[EXERCISE GOAL] Show every line containing "this" by copying it.

[GIVEN RECORDS]
□ □ □

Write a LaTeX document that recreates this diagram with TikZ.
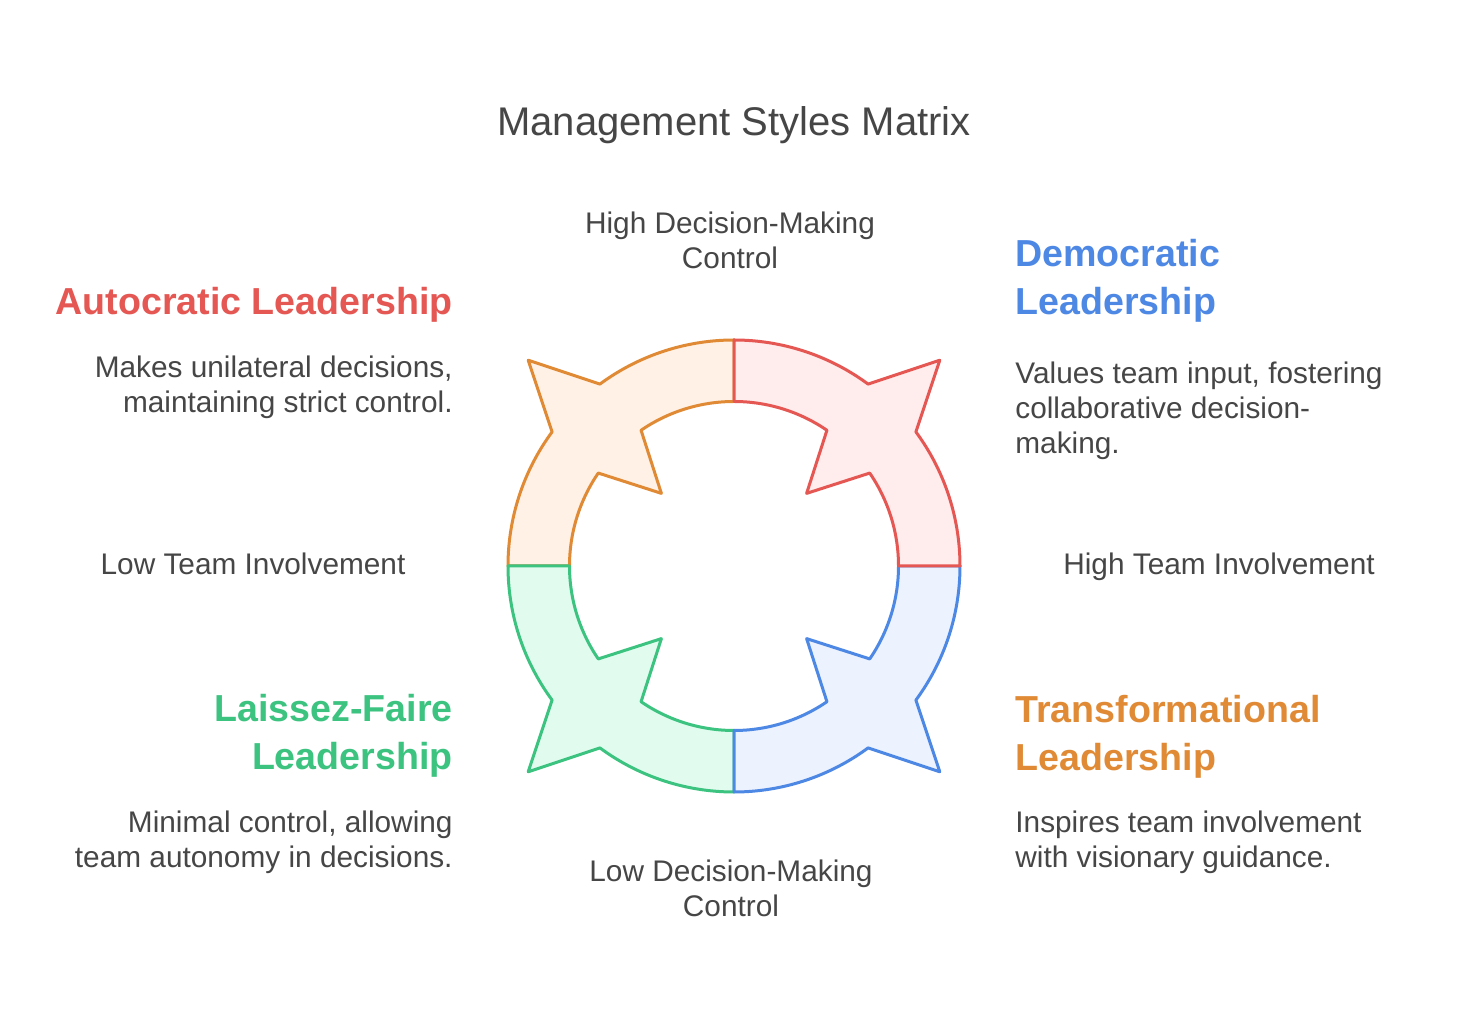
\documentclass[tikz,border=0pt]{standalone}
\usepackage{fontspec}
\setmainfont{Liberation Sans}
\definecolor{txt}{HTML}{464646}
\definecolor{qrdL}{HTML}{E55753}
\definecolor{qrdF}{HTML}{FFECEC}
\definecolor{qorL}{HTML}{E08A35}
\definecolor{qorF}{HTML}{FFF1E5}
\definecolor{qgrL}{HTML}{3CC380}
\definecolor{qgrF}{HTML}{E1FCEF}
\definecolor{qblL}{HTML}{4E88E5}
\definecolor{qblF}{HTML}{ECF2FE}
\tikzset{
  quad/.style={line width=1.5pt, line join=round},
  lbl/.style={inner sep=0pt, text=txt, font=\fontsize{14.9}{17.5}\selectfont},
  head/.style={inner sep=0pt, font=\fontsize{18.8}{24}\selectfont\bfseries},
  ttl/.style={inner sep=0pt, text=txt, font=\fontsize{20}{24}\selectfont},
}
\begin{document}
\begin{tikzpicture}[x=0.5pt,y=-0.5pt]
\useasboundingbox[fill=white] (0,0) rectangle (1469,1036);

\foreach \rot/\col in {90/qor, 180/qgr, 270/qbl, 0/qrd} {
  \begin{scope}[shift={(734,566)}, x=0.5pt, y=0.5pt, rotate=\rot]
    \draw[quad, draw=\col L, fill=\col F]
      (90:164.5) -- (90:226)
      arc[start angle=90, end angle=53.6, radius=226]
      -- (45:291) -- (36.4:226)
      arc[start angle=36.4, end angle=0, radius=226]
      -- (0:164.5)
      arc[start angle=0, end angle=34.4, radius=164.5]
      -- (45:102.7) -- (55.6:164.5)
      arc[start angle=55.6, end angle=90, radius=164.5]
      -- cycle;
  \end{scope}
}

\node[ttl, anchor=base] (title) at (734,136) {Management Styles Matrix};

\node[lbl, anchor=base] (hdm) at (730,234)
  {\begin{tabular}[t]{@{}c@{}}High Decision-Making\\Control\end{tabular}};
\node[lbl, anchor=base] (ldm) at (731,882)
  {\begin{tabular}[t]{@{}c@{}}Low Decision-Making\\Control\end{tabular}};
\node[lbl, anchor=base] (lti) at (253,575) {Low Team Involvement};
\node[lbl, anchor=base] (hti) at (1219,575) {High Team Involvement};

\node[head, text=qrdL, anchor=base east] (auto) at (453,315) {Autocratic Leadership};
\node[lbl, anchor=base east] (autod) at (453,378)
  {\begin{tabular}[t]{@{}r@{}}Makes unilateral decisions,\\maintaining strict control.\end{tabular}};

\node[head, text=qblL, anchor=base west] (demo) at (1015,267)
  {\begin{tabular}[t]{@{}l@{}}Democratic\\Leadership\end{tabular}};
\node[lbl, anchor=base west] (demod) at (1015,384)
  {\begin{tabular}[t]{@{}l@{}}Values team input, fostering\\collaborative decision-\\making.\end{tabular}};

\node[head, text=qgrL, anchor=base east] (lais) at (453,722)
  {\begin{tabular}[t]{@{}r@{}}Laissez-Faire\\Leadership\end{tabular}};
\node[lbl, anchor=base east] (laisd) at (453,833)
  {\begin{tabular}[t]{@{}r@{}}Minimal control, allowing\\team autonomy in decisions.\end{tabular}};

\node[head, text=qorL, anchor=base west] (trans) at (1015,723)
  {\begin{tabular}[t]{@{}l@{}}Transformational\\Leadership\end{tabular}};
\node[lbl, anchor=base west] (transd) at (1015,833)
  {\begin{tabular}[t]{@{}l@{}}Inspires team involvement\\with visionary guidance.\end{tabular}};
\end{tikzpicture}
\end{document}
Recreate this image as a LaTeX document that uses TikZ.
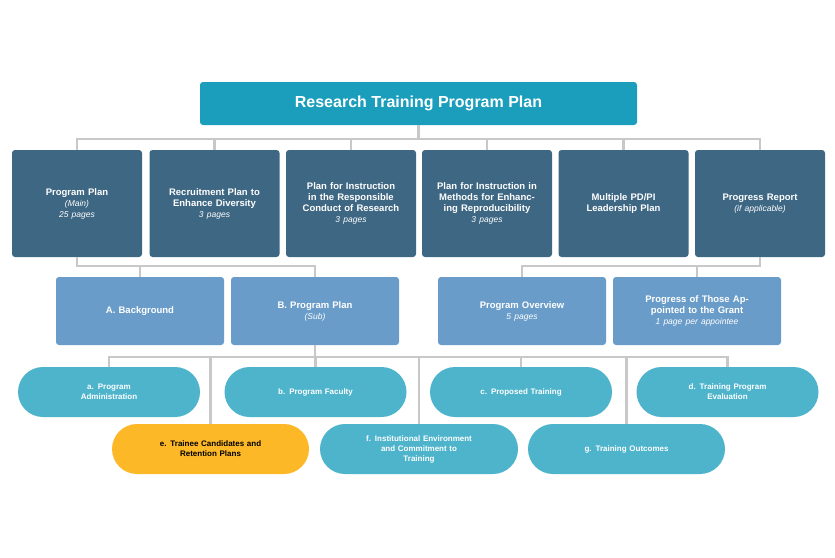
\documentclass[tikz,border=0pt]{standalone}
\usepackage{fontspec}
\setmainfont{Liberation Sans}
\definecolor{teal1}{HTML}{1A9EBC}
\definecolor{dark}{HTML}{3E6783}
\definecolor{mid}{HTML}{699CC8}
\definecolor{pill}{HTML}{4DB4CB}
\definecolor{orng}{HTML}{FDB827}
\definecolor{ln}{HTML}{C8C8C8}
\newcommand\smit[1]{{\normalfont\itshape\fontsize{8.5}{10}\selectfont #1}}
\begin{document}
\begin{tikzpicture}[x=1pt,y=-1pt,
  base/.style={text=white,font=\bfseries\fontsize{9.5}{11}\selectfont,align=center,inner sep=1pt},
  topb/.style={base,fill=teal1,rounded corners=3pt,minimum width=437pt,minimum height=43pt,font=\bfseries\fontsize{16}{18}\selectfont},
  r1/.style={base,fill=dark,rounded corners=3pt,minimum width=130pt,minimum height=107pt,text width=126pt},
  r2/.style={base,fill=mid,rounded corners=3pt,minimum width=168pt,minimum height=68pt,text width=160pt},
  pl/.style={base,fill=pill,rounded corners=25pt,minimum width=182pt,minimum height=50pt,text width=160pt,font=\bfseries\fontsize{8}{10}\selectfont},
  con/.style={ln,line width=2.2pt}]
\useasboundingbox (0,0) rectangle (835,557);
\node[topb] (top) at (418.5,103.5) {Research Training Program Plan};
\node[r1] (p1) at (77,203.5) {Program Plan\\\smit{(Main)}\\\smit{25 pages}};
\node[r1] (p2) at (214.5,203.5) {Recruitment Plan to Enhance Diversity\\\smit{3 pages}};
\node[r1] (p3) at (351,203.5) {Plan for Instruction in the Responsible Conduct of Research\\\smit{3 pages}};
\node[r1] (p4) at (487,203.5) {Plan for Instruction in Methods for Enhancing Reproducibility\\\smit{3 pages}};
\node[r1] (p5) at (623.5,203.5) {Multiple PD/PI Leadership Plan};
\node[r1] (p6) at (760,203.5) {Progress Report\\\smit{(if applicable)}};
\node[r2] (a) at (140,311) {A. Background};
\node[r2] (b) at (315,311) {B. Program Plan\\\smit{(Sub)}};
\node[r2] (o) at (522,311) {Program Overview\\\smit{5 pages}};
\node[r2] (g) at (697,311) {Progress of Those Appointed to the Grant\\\smit{1 page per appointee}};
\node[pl] (sa) at (109,392) {a. Program\\Administration};
\node[pl] (sb) at (315.5,392) {b. Program Faculty};
\node[pl] (sc) at (521,392) {c. Proposed Training};
\node[pl] (sd) at (727.5,392) {d. Training Program\\Evaluation};
\node[pl,fill=orng,minimum width=197pt,text=black] (se) at (210.5,449) {e. Trainee Candidates and\\Retention Plans};
\node[pl,minimum width=198pt] (sf) at (419,449) {f. Institutional Environment\\and Commitment to\\Training};
\node[pl,minimum width=197pt] (sg) at (626.5,449) {g. Training Outcomes};
\coordinate (h1) at (0,139);
\draw[con] (top.south) -- (top.south |- h1);
\draw[con] (p1.north) -- (p1.north |- h1) -| (p6.north);
\foreach \n in {p2,p3,p4,p5} \draw[con] (\n.north) -- (\n.north |- h1);
\coordinate (h2) at (0,266);
\draw[con] (p1.south) -- (p1.south |- h2) -| (b.north);
\draw[con] (a.north) -- (a.north |- h2);
\draw[con] (p6.south) -- (p6.south |- h2) -| (o.north);
\draw[con] (g.north) -- (g.north |- h2);
\coordinate (h3) at (0,357);
\draw[con] (b.south) -- (b.south |- h3);
\draw[con] (sa.north) -- (sa.north |- h3) -| (sd.north);
\foreach \n in {sb,sc,se,sf,sg} \draw[con] (\n.north) -- (\n.north |- h3);
\end{tikzpicture}
\end{document}
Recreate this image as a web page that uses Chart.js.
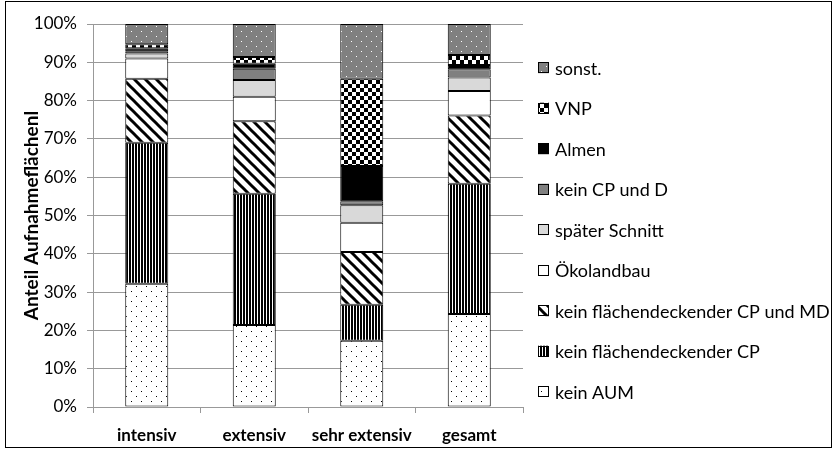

□ □ □

[ANSWER FOR THE TASK]
Write a LaTeX document that recreates this diagram with TikZ.
Recreate this image as a LaTeX document that uses TikZ.
Recreate this image as a web page that uses Chart.js.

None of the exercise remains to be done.